After a long, cold while of climbing, I came to a fork in the trail and sort of guessed at which way to go. In ~.2 miles, I saw 13,020 ft. Lake Waiau.  I would have loved to explore it, but sunrise was fast approaching.  I turned around and headed towards the summit to a point where the trail intersected a paved road (yes, you can drive to within ~1/4 mile of the summit... but that's no fun).  I couldn't find where the trail picked up again, so I just jogged along the road (for 1/2 mile maybe) until I came upon the final trail section to the summit.  The horizon was glowing brightly now and just as I reached the summit, the sun blazed into view as it breached the cloud layer, far below me.  I was a bit overcome with joy to see the sunrise, providing views as breathtaking as I could have imagined, after a long, cold, lonely hike through the darkness.  It was frigid on the summit ad 13,796'.  A steady 25-30 mph wind was chilling me to the bone and I felt like I was going to lose my glove-less right hand to frostbite (a risk worth taking in order to capture some video and photos).  I took it all in for 10-15 minutes and then started meandering back down the mountain.

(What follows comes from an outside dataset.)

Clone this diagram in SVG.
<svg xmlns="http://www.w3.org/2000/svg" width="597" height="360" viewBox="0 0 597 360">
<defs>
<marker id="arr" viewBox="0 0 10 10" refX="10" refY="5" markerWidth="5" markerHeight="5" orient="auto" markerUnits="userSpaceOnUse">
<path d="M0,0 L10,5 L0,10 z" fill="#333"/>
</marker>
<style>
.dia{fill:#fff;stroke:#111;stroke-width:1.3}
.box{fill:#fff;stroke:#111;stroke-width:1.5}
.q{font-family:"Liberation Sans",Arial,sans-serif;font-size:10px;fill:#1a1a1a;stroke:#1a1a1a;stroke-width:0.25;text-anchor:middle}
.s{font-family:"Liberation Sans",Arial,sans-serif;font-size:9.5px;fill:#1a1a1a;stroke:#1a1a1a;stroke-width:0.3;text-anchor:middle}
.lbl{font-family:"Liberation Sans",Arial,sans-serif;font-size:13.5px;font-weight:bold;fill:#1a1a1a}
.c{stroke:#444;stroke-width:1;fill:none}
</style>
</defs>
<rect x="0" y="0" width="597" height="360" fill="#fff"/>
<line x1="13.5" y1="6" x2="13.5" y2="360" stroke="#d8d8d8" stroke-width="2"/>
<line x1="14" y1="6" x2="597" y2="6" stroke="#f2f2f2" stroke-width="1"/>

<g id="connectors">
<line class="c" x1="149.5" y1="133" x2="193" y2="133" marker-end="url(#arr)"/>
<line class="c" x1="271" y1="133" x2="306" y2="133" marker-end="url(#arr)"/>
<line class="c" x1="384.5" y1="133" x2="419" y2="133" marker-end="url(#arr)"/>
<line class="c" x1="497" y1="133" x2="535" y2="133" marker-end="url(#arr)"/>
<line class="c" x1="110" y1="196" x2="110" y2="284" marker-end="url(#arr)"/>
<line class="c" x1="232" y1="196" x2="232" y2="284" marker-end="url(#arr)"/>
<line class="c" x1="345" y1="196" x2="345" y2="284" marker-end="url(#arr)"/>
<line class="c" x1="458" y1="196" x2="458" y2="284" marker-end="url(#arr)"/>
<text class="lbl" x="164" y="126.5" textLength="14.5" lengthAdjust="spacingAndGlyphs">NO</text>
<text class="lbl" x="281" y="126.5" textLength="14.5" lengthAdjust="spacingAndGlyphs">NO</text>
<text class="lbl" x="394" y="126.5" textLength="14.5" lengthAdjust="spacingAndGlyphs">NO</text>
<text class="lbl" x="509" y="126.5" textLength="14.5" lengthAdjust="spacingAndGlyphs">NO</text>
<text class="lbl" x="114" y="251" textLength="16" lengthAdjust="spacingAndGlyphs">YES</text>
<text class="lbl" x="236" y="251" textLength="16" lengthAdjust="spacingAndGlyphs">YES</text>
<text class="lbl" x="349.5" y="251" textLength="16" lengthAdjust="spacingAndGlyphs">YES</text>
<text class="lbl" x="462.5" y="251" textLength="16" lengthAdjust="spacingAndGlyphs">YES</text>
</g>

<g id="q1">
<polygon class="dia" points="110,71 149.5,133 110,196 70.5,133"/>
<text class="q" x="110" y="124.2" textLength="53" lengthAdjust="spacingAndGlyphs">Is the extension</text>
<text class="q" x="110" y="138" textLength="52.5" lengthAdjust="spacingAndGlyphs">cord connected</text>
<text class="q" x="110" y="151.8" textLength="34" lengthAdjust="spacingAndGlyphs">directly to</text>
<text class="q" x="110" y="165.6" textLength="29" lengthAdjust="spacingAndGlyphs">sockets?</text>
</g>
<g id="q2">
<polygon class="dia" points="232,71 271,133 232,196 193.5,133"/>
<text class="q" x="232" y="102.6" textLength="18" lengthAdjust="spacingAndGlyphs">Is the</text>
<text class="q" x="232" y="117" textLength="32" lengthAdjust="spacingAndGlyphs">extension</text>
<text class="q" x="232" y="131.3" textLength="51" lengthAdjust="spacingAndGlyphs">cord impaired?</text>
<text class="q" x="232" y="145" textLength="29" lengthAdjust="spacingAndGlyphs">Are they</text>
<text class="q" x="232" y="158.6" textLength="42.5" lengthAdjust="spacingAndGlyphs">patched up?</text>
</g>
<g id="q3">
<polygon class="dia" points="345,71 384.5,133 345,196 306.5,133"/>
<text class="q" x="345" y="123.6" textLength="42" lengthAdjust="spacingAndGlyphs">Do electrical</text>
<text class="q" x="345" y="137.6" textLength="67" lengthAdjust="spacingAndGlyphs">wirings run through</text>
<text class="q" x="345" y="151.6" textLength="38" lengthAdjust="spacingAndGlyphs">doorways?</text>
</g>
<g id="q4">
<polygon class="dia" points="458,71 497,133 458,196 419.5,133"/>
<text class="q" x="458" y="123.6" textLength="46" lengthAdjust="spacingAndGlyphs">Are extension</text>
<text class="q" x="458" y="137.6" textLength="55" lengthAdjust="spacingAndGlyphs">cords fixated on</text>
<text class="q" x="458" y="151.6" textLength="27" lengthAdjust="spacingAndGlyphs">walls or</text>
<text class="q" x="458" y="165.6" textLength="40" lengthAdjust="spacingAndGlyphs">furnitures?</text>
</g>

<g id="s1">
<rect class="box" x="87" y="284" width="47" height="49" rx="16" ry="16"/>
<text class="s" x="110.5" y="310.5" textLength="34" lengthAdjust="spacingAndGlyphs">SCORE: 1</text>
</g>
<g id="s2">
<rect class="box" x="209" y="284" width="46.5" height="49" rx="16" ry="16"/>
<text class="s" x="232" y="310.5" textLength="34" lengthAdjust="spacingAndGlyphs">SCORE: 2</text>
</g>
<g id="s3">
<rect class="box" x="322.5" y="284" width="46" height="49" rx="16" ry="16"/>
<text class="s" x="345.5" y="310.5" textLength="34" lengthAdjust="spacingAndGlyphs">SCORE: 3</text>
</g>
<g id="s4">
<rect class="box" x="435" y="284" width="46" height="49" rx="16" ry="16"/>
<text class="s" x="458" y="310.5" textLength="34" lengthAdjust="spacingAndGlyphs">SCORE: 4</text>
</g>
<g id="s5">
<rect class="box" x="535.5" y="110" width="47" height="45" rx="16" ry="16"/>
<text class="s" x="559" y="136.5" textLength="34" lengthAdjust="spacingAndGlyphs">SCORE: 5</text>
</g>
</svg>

Approaching the summit... I suspect this was once a snowman.

Summit video.

Sunrise from 13,796 ft!

Part of the observatory + sunrise pano.

My watch was 100 ft. off.  Notice the pyramid shaped shadow of Mauna Kea, stretching off over the ocean towards the horizon.  Awesome!

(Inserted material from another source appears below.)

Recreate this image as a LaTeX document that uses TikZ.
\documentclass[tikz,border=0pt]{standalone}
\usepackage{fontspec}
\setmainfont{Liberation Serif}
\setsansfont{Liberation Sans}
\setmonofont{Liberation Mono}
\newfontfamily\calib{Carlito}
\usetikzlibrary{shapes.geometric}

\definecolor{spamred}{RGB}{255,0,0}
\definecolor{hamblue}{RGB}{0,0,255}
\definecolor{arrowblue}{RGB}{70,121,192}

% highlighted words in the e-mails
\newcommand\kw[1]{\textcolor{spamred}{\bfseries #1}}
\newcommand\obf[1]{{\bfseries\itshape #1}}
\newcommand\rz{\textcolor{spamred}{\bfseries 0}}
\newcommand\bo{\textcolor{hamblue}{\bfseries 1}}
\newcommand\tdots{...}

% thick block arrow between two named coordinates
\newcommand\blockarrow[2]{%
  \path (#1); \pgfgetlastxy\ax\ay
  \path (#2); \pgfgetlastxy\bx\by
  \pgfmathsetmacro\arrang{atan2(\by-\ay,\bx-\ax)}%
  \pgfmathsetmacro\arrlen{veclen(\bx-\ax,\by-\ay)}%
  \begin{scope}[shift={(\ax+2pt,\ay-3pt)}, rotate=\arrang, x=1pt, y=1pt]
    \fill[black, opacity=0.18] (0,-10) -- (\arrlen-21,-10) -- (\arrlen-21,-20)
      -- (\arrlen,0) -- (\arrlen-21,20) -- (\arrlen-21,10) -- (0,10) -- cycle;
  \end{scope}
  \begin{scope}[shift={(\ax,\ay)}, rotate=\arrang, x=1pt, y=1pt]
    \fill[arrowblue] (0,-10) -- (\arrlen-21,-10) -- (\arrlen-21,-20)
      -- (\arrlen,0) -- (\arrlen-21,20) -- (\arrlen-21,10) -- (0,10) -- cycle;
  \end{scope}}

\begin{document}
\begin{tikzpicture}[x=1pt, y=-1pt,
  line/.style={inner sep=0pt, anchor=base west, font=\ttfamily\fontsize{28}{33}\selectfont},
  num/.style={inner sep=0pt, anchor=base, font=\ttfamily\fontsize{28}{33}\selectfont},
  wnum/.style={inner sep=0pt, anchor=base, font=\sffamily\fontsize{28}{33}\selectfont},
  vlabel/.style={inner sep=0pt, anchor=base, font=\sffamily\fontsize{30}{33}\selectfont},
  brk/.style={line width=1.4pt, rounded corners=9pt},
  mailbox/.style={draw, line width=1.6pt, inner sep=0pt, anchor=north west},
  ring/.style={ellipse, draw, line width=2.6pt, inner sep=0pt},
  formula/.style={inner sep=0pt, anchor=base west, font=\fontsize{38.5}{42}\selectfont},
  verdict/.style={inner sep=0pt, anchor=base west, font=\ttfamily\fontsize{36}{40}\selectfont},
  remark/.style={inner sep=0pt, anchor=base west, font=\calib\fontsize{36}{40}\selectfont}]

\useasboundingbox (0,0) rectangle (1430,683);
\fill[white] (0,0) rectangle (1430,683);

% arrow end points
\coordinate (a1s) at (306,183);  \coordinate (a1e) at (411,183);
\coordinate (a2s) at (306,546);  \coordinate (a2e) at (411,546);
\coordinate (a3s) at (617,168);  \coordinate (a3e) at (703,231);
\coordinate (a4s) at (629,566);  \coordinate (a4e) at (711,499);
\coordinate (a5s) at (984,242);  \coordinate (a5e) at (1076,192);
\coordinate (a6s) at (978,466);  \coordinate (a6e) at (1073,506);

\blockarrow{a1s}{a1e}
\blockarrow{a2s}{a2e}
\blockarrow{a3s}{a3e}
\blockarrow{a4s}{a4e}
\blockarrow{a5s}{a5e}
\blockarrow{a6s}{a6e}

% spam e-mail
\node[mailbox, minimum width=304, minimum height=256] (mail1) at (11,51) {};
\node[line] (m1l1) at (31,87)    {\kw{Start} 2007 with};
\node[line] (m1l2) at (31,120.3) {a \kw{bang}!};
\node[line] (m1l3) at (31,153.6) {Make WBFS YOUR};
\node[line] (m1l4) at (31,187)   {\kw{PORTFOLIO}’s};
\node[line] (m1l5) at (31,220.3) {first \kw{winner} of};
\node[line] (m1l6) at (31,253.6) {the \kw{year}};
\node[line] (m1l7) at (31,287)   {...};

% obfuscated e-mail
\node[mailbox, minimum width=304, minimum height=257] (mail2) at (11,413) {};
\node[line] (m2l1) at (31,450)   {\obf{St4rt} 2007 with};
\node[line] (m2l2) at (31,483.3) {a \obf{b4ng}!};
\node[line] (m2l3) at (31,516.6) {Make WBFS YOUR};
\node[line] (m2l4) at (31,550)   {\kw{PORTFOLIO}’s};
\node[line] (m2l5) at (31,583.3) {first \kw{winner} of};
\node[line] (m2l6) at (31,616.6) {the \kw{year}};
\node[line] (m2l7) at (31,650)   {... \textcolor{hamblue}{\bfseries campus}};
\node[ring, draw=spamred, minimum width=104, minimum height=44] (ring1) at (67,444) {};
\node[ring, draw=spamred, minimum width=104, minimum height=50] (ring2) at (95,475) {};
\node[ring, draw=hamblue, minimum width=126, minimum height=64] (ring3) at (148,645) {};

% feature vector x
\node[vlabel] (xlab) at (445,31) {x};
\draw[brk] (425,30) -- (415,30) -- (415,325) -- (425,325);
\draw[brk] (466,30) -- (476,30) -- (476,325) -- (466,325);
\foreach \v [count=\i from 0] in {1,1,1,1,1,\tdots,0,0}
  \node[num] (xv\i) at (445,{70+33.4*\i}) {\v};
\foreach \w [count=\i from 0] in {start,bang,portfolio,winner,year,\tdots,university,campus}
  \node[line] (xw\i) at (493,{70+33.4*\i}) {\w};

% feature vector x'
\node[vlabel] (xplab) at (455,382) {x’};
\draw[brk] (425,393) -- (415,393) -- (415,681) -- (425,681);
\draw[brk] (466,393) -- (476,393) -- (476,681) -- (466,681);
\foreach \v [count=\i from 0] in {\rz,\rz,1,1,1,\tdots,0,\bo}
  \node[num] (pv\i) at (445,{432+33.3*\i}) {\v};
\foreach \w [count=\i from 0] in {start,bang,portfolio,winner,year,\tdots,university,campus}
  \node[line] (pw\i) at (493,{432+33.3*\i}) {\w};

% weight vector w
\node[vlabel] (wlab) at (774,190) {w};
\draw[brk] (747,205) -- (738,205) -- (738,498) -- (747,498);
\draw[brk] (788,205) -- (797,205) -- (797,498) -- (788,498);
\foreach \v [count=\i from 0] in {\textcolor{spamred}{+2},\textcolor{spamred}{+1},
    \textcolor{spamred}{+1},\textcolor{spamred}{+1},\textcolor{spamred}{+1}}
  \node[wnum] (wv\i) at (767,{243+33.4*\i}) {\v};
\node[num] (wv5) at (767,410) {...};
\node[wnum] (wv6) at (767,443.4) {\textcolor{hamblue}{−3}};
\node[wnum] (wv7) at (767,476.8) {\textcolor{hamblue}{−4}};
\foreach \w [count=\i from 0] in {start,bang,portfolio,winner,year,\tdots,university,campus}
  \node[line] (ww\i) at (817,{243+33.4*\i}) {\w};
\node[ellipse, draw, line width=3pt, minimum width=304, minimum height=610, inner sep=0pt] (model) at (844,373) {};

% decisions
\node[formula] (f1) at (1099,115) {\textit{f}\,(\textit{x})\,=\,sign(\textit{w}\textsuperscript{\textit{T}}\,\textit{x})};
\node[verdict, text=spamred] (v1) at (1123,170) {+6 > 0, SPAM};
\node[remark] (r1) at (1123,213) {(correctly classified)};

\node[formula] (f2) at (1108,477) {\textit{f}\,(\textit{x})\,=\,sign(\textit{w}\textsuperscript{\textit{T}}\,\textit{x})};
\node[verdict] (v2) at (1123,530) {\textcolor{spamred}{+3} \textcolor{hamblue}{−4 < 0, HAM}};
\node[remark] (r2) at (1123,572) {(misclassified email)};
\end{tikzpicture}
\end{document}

I wasn't able to descend as fast as I had planned due to the mild ACM.  Whenever I started moving too fast, I would become slightly nauseous and dizzy, so I just stumbled on down, enjoying the specatcular views, running until I felt nauseous and then hiking for a while.  I started feeling better almost immediately once I had descended beyond the 11,000' mark, at which point I was able to run the rest of the way to the visitor center.

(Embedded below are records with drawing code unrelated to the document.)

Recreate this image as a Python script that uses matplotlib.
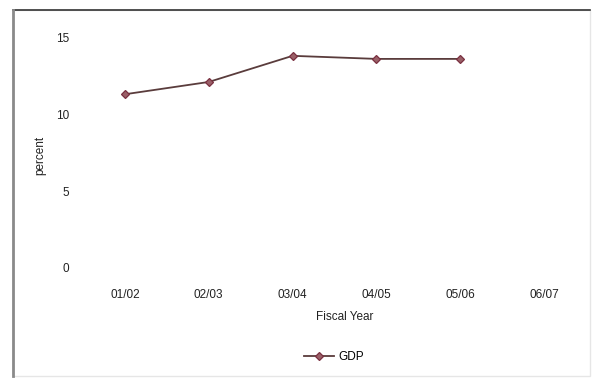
import matplotlib
matplotlib.use("Agg")
import matplotlib.pyplot as plt
from matplotlib.patches import Rectangle

years = ["01/02", "02/03", "03/04", "04/05", "05/06", "06/07"]
gdp = [11.3, 12.1, 13.8, 13.6, 13.6, None]
y_ticks = [0, 5, 10, 15]

plt.rcParams["font.family"] = ["Liberation Sans", "DejaVu Sans"]

W, H = 592, 379
fig = plt.figure(figsize=(W / 100, H / 100), dpi=100)

# plot area in pixel terms: categories centred in bins 84 px wide
left, right = 83, 586
bottom, top = 268, 22
ax = fig.add_axes([left / W, 1 - bottom / H, (right - left) / W, (bottom - top) / H])

xs = [i for i, v in enumerate(gdp) if v is not None]
ys = [v for v in gdp if v is not None]
line, = ax.plot(xs, ys, color="#5a3c3c", lw=1.3, marker="D", ms=4.5,
                markerfacecolor="#9a6068", markeredgecolor="#7a3040", mew=0.9,
                label="GDP")

ax.set_xlim(-0.5, len(years) - 0.5)
ax.set_ylim(0, 16)
ax.set_xticks(range(len(years)))
ax.set_xticklabels(years)
ax.set_yticks(y_ticks)
for s in ax.spines.values():
    s.set_visible(False)
ax.tick_params(axis="both", length=0, labelsize=8.5, colors="#222222")
ax.tick_params(axis="x", pad=15)
ax.tick_params(axis="y", pad=10)

fig.text(40 / W, 1 - 155 / H, "percent", rotation=90, ha="center", va="center",
         fontsize=8.5, color="#222222")
fig.text(345 / W, 1 - 317 / H, "Fiscal Year", ha="center", va="center",
         fontsize=8.5, color="#222222")

leg = fig.legend(handles=[line], loc="center", bbox_to_anchor=(334 / W, 1 - 357 / H),
                 frameon=False, fontsize=8.5, handlelength=2.5, handletextpad=0.4)

# outer chart frame: faint right/bottom, darker top and left
fig.patches.append(Rectangle((13 / W, 1 - 376 / H), 577 / W, 366 / H,
                             transform=fig.transFigure, fill=False,
                             edgecolor="#e6e6e6", lw=1.0))
fig.lines.append(plt.Line2D([13 / W, 590 / W], [1 - 10 / H, 1 - 10 / H],
                            transform=fig.transFigure, color="#333333", lw=1.2))
fig.lines.append(plt.Line2D([13 / W, 13 / W], [1 - 10 / H, 1 - 376 / H],
                            transform=fig.transFigure, color="#8a8a8a", lw=2.0))

fig.savefig("out.png", dpi=100)
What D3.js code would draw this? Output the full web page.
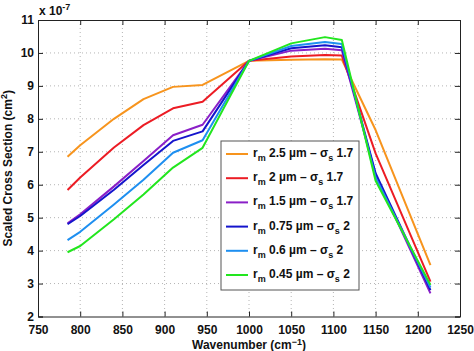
<!DOCTYPE html>
<html>
<head>
<meta charset="utf-8">
<script src="https://cdn.jsdelivr.net/npm/d3@7"></script>
<style>
  body { margin: 0; background: #fff; }
  svg { display: block; font-family: "Liberation Sans", Arial, sans-serif; }
</style>
</head>
<body>
<svg id="chart"></svg>
<script>
// Data (values in units of 1e-7 cm^2)
const wavenumbers = [785, 800, 840, 875, 910, 945, 1000, 1050, 1090, 1110, 1150, 1215];
const seriesNames = ["2.5", "2", "1.5", "0.75", "0.6", "0.45"];
const sigmaNames = ["1.7", "1.7", "1.7", "2", "2", "2"];
const orangeVals = [6.85, 7.2, 8.0, 8.6, 8.97, 9.03, 9.76, 9.79, 9.81, 9.8, 7.66, 3.56];
const redVals = [5.84, 6.22, 7.13, 7.81, 8.32, 8.52, 9.76, 9.89, 9.94, 9.92, 6.95, 3.06];
const purpleVals = [4.83, 5.1, 5.95, 6.72, 7.5, 7.82, 9.76, 10.07, 10.13, 10.08, 6.3, 2.7];
const blueVals = [4.8, 5.05, 5.85, 6.6, 7.33, 7.62, 9.76, 10.14, 10.23, 10.17, 6.35, 2.8];
const lightBlueVals = [4.32, 4.57, 5.4, 6.15, 6.97, 7.35, 9.76, 10.21, 10.33, 10.27, 6.22, 2.88];
const greenVals = [3.95, 4.14, 4.95, 5.7, 6.52, 7.12, 9.76, 10.29, 10.48, 10.39, 6.12, 2.96];
const allVals = [orangeVals, redVals, purpleVals, blueVals, lightBlueVals, greenVals];
const colors = ["#f7941d", "#ec1c24", "#8a1fc7", "#1414cc", "#1e8ff0", "#22e61e"];
const xTicks = [750, 800, 850, 900, 950, 1000, 1050, 1100, 1150, 1200, 1250];
const yTicks = [2, 3, 4, 5, 6, 7, 8, 9, 10, 11];

const config = {
  width: 474,
  height: 351,
  margin: {top: 20, right: 14, bottom: 34.5, left: 38}
};

const svg = d3.select("#chart")
  .attr("width", config.width)
  .attr("height", config.height);

const innerW = config.width - config.margin.left - config.margin.right;
const innerH = config.height - config.margin.top - config.margin.bottom;

const g = svg.append("g")
  .attr("transform", `translate(${config.margin.left}, ${config.margin.top})`);

const x = d3.scaleLinear().domain([750, 1250]).range([0, innerW]);
const y = d3.scaleLinear().domain([2, 11]).range([innerH, 0]);

// grid
g.append("g").selectAll("line")
  .data(xTicks.slice(1, -1))
  .join("line")
  .attr("x1", d => x(d)).attr("x2", d => x(d))
  .attr("y1", 0).attr("y2", innerH)
  .attr("stroke", "#b4b4b4").attr("stroke-width", 1)
  .attr("stroke-dasharray", "1,3");
g.append("g").selectAll("line")
  .data(yTicks.slice(1, -1))
  .join("line")
  .attr("x1", 0).attr("x2", innerW)
  .attr("y1", d => y(d)).attr("y2", d => y(d))
  .attr("stroke", "#b4b4b4").attr("stroke-width", 1)
  .attr("stroke-dasharray", "1,3");

// axes (inward ticks, MATLAB style)
const fmt = d3.format("d");
const xAxis = g.append("g").attr("transform", `translate(0, ${innerH})`)
  .call(d3.axisBottom(x).tickValues(xTicks).tickSize(-5).tickPadding(9).tickFormat(fmt));
const xTop = g.append("g")
  .call(d3.axisTop(x).tickValues(xTicks).tickSize(-5).tickFormat(""));
const yAxis = g.append("g")
  .call(d3.axisLeft(y).tickValues(yTicks).tickSize(-5).tickPadding(4).tickFormat(fmt));
const yRight = g.append("g").attr("transform", `translate(${innerW}, 0)`)
  .call(d3.axisRight(y).tickValues(yTicks).tickSize(-5).tickFormat(""));

[xAxis, xTop, yAxis, yRight].forEach(a => {
  a.select(".domain").attr("stroke", "#222").attr("stroke-width", 1);
  a.selectAll(".tick line").attr("stroke", "#222");
  a.selectAll("text")
    .attr("fill", "#111")
    .attr("font-size", "12px")
    .attr("font-weight", "bold")
    .attr("font-family", "Liberation Sans, Arial, sans-serif");
});

// lines
const line = d3.line()
  .x((d, i) => x(wavenumbers[i]))
  .y(d => y(d));

g.append("g").selectAll("path")
  .data(allVals)
  .join("path")
  .attr("d", line)
  .attr("fill", "none")
  .attr("stroke", (d, i) => colors[i])
  .attr("stroke-width", 2)
  .attr("stroke-linejoin", "round");

// exponent label
const expo = svg.append("text")
  .attr("x", 39).attr("y", 15)
  .attr("font-size", "12px").attr("font-weight", "bold").attr("fill", "#111");
expo.append("tspan").text("x 10");
expo.append("tspan").attr("dy", -5).attr("font-size", "9px").text("-7");

// axis labels
const xl = svg.append("text")
  .attr("x", config.margin.left + innerW / 2).attr("y", 348.5)
  .attr("text-anchor", "middle")
  .attr("font-size", "12px").attr("font-weight", "bold").attr("fill", "#111");
xl.append("tspan").text("Wavenumber (cm");
xl.append("tspan").attr("dy", -4).attr("font-size", "9px").text("\u22121");
xl.append("tspan").attr("dy", 4).text(")");

const yl = svg.append("text")
  .attr("transform", `translate(12, ${config.margin.top + innerH / 2}) rotate(-90)`)
  .attr("text-anchor", "middle")
  .attr("font-size", "12px").attr("font-weight", "bold").attr("fill", "#111");
yl.append("tspan").text("Scaled Cross Section (cm");
yl.append("tspan").attr("dy", -5).attr("font-size", "9px").text("2");
yl.append("tspan").attr("dy", 5).text(")");

// legend
const legend = svg.append("g").attr("transform", "translate(221, 141)");
legend.append("rect")
  .attr("width", 138).attr("height", 149)
  .attr("fill", "#fff").attr("stroke", "#555").attr("stroke-width", 1);

const rows = legend.selectAll(".row")
  .data(seriesNames)
  .join("g")
  .attr("class", "row")
  .attr("transform", (d, i) => `translate(0, ${13 + i * 24.2})`);

rows.append("line")
  .attr("x1", 5).attr("x2", 27)
  .attr("stroke", (d, i) => colors[i]).attr("stroke-width", 2);

const lt = rows.append("text")
  .attr("x", 32).attr("y", 3)
  .attr("font-size", "12px").attr("font-weight", "bold").attr("fill", "#111");
lt.append("tspan").text("r");
lt.append("tspan").attr("dy", 4).attr("font-size", "9px").text("m");
lt.append("tspan").attr("dy", -4).text(d => ` ${d} \u00b5m \u2013 \u03c3`);
lt.append("tspan").attr("dy", 4).attr("font-size", "9px").text("s");
lt.append("tspan").attr("dy", -4).text((d, i) => ` ${sigmaNames[i]}`);
</script>
</body>
</html>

One of the many cinder cones on the slopes of Mauna Kea and the gently rising slopes of 13,200' Mauna Loa in the background.

Heading back down to the clouds.

Clouds started to form around me on my way down.

I couldn't help but purchase a cool USGS summit  marker. :)

I made it to the top in roughly 3 hours and back down in about 2.  As I drove back towards the coast, Mauna Kea became covered in storm clouds and stayed that way for the next few days.  For the rest of the trip, I felt extremely fortunate that I took advantage of the opportunity to visit the summit.  It was a highlight of the trip, for sure.

The summit was obscured by clouds ~45 minutes after I returned to the visitor center.

Another view towards the summit from Mauna Lani, ~3 hours after I summited.

A fitting sunset to go with such a great sunrise.

Hapuna Beach

Saturday - We headed to the other side of the big island to check out Volcano National Park and the surrounding area.

Akaka Falls

A black sand beach.

Racing around on some lava.

Recent flows.  Steam is rising off the current flow on the mountain slope.

Kilauea crater.

Kilauea crater from The Jaggar Museum.

Sunday - Happy easter!  More snorkeling, I may have snuck in a light jog.  I met some great sea turtles today!

Weekly Totals: 29 miles, 5,600 ft. elevation.

Snorkeling with green sea turtles.

We were all getting flipped around by the waves.

Snorkeling with honus (green sea turtles).  There were 8-10 in this cove.